Holder is expected to make his announcement later on Thursday, according to NPR, which first reported the news. Obama is scheduled to make a statement from the White House late Thursday afternoon. Holder, 63, and the country’s first black attorney general, has been increasingly “adamant” about leaving the Justice Department soon for fear that he’d otherwise be locked in for the rest of Obama’s presidency, NPR reports, and plans to do so once a successor is confirmed.
His tenure as attorney general has been the fourth-longest in history, and he served from the outset of Obama’s presidency, staying in the Administration long after many other top aides left. It was marked by a focus on civil rights that was praised by some black leaders but criticized by others who expected more from the nation’s first black president and first black attorney general.
“No attorney general has demonstrated a civil rights record that is similar to Eric Holder’s,” Al Sharpton, the civil rights leaders and president of the National Action Network, told reporters at the National Press Club in Washington. He was speaking there Thursday as news of Holder’s impending resignation broke. “If reports are true, we have lost in effect the most effective civil rights attorney general in the history of this country,” Sharpton said.
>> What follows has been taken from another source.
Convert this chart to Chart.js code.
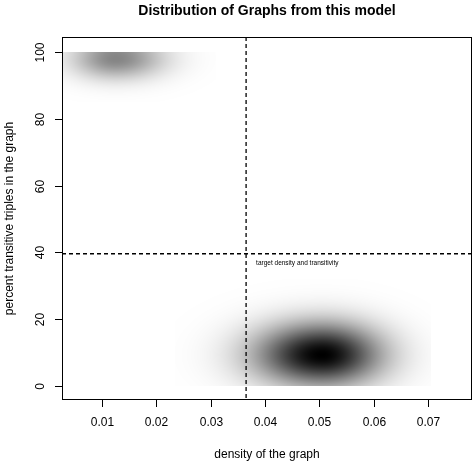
<!DOCTYPE html>
<html><head><meta charset="utf-8">
<script src="https://cdn.jsdelivr.net/npm/chart.js@4"></script>
<style>html,body{margin:0;padding:0;background:#fff}#c{display:block}</style>
</head><body>
<div style="width:474px;height:466px"><canvas id="c" width="474" height="466"></canvas></div>
<script>
const xTicks = [0.01, 0.02, 0.03, 0.04, 0.05, 0.06, 0.07];
const xTickLabels = ["0.01","0.02","0.03","0.04","0.05","0.06","0.07"];
const yTicks = [0, 20, 40, 60, 80, 100];
const yTickLabels = ["0","20","40","60","80","100"];
// density blobs: center, spreads (left/right/down/up), peak darkness, clip box
const blobCx = [0.0505, 0.0125];
const blobCy = [9.3, 98];
const blobSxL = [0.0085, 0.0055];
const blobSxR = [0.0075, 0.0062];
const blobSyD = [6.4, 4.2];
const blobSyU = [6.6, 6];
const blobPeak = [1.0, 0.48];
const blobXmin = [0.0235, 0.0];
const blobXmax = [0.0705, 0.031];
const blobYmin = [0, 85];
const blobYmax = [32, 100];
const targetX = [0.0365];
const targetY = [39.6];
const targetLabel = "target density and transitivity";
const FONT = '"Liberation Sans", Arial, sans-serif';

const drawPlugin = {
  id: 'rstyle',
  beforeDatasetsDraw(chart) {
    const {ctx, chartArea: a, scales: {x, y}} = chart;
    const w = Math.round(a.right - a.left), h = Math.round(a.bottom - a.top);
    const img = ctx.createImageData(w, h);
    for (let j = 0; j < h; j++) {
      const vy = y.getValueForPixel(a.top + j + 0.5);
      for (let i = 0; i < w; i++) {
        const vx = x.getValueForPixel(a.left + i + 0.5);
        let d = 0;
        for (let k = 0; k < blobCx.length; k++) {
          if (vx < blobXmin[k] || vx > blobXmax[k] || vy < blobYmin[k] || vy > blobYmax[k]) continue;
          const dx = vx - blobCx[k], dy = vy - blobCy[k];
          const sx = dx < 0 ? blobSxL[k] : blobSxR[k];
          const sy = dy < 0 ? blobSyD[k] : blobSyU[k];
          d += blobPeak[k] * Math.exp(-0.5 * (dx*dx/(sx*sx) + dy*dy/(sy*sy)));
        }
        d = Math.min(1, d);
        const g = Math.round(255 * (1 - d));
        const p = (j * w + i) * 4;
        img.data[p] = g; img.data[p+1] = g; img.data[p+2] = g; img.data[p+3] = 255;
      }
    }
    ctx.putImageData(img, Math.round(a.left), Math.round(a.top));
  },
  afterDatasetsDraw(chart) {
    const {ctx, chartArea: a, scales: {x, y}} = chart;
    ctx.save();
    ctx.strokeStyle = '#000'; ctx.fillStyle = '#000'; ctx.lineWidth = 1;
    ctx.setLineDash([4, 3]); ctx.lineWidth = 1.3;
    ctx.beginPath();
    const tx = x.getPixelForValue(targetX[0]), ty = y.getPixelForValue(targetY[0]);
    ctx.moveTo(tx, a.top); ctx.lineTo(tx, a.bottom);
    ctx.moveTo(a.left, ty); ctx.lineTo(a.right, ty);
    ctx.stroke();
    ctx.setLineDash([]); ctx.lineWidth = 1;
    ctx.font = '6.5px ' + FONT; ctx.textAlign = 'left'; ctx.textBaseline = 'middle';
    ctx.fillText(targetLabel, tx + 10, ty + 9);
    ctx.strokeRect(a.left + 0.5, a.top + 0.5, a.right - a.left - 1, a.bottom - a.top - 1);
    ctx.font = '12px ' + FONT; ctx.textAlign = 'center'; ctx.textBaseline = 'middle';
    xTicks.forEach((v, i) => {
      const px = Math.round(x.getPixelForValue(v)) + 0.5;
      ctx.beginPath(); ctx.moveTo(px, a.bottom); ctx.lineTo(px, a.bottom + 7); ctx.stroke();
      ctx.fillText(xTickLabels[i], px, a.bottom + 23);
    });
    yTicks.forEach((v, i) => {
      const py = Math.round(y.getPixelForValue(v)) + 0.5;
      ctx.beginPath(); ctx.moveTo(a.left, py); ctx.lineTo(a.left - 7, py); ctx.stroke();
      ctx.save(); ctx.translate(a.left - 21, py); ctx.rotate(-Math.PI / 2);
      ctx.fillText(yTickLabels[i], 0, 0); ctx.restore();
    });
    ctx.fillText('density of the graph', (a.left + a.right) / 2, 455);
    ctx.save(); ctx.translate(10, (a.top + a.bottom) / 2); ctx.rotate(-Math.PI / 2);
    ctx.fillText('percent transitive triples in the graph', 0, 0); ctx.restore();
    ctx.font = 'bold 14px ' + FONT;
    ctx.fillText('Distribution of Graphs from this model', (a.left + a.right) / 2, 11);
    ctx.restore();
  }
};

new Chart(document.getElementById('c'), {
  type: 'scatter',
  data: { datasets: [{ data: [], pointRadius: 0 }] },
  options: {
    responsive: false, animation: false,
    layout: { padding: { left: 62, top: 37, right: 2, bottom: 66 } },
    plugins: { legend: { display: false }, tooltip: { enabled: false } },
    scales: {
      x: { display: false, min: 0.0026, max: 0.0781 },
      y: { display: false, min: -4.2, max: 104.5 }
    }
  },
  plugins: [drawPlugin]
});
</script>
</body></html>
Holder also frequently found himself as the favored target of congressional Republicans, especially over the so-called Fast and Furious scandal, in which federal law enforcement agents allowed the sale of weapons so they could track the flow of them to Mexican drug cartels. One of the weapons was found at the scene of the shooting death of an American border patrol agent in 2010.
While serving on the D.C. Superior Court in the late 1980s following an appointment from President Ronald Reagan, Holder earned the nickname Judge Hold ‘Em for not setting bail for those accused of violent crimes. He was appointed U.S. Attorney for Washington, D.C., in 1993, and in 1997, President Bill Clinton tapped him to become Deputy Attorney General.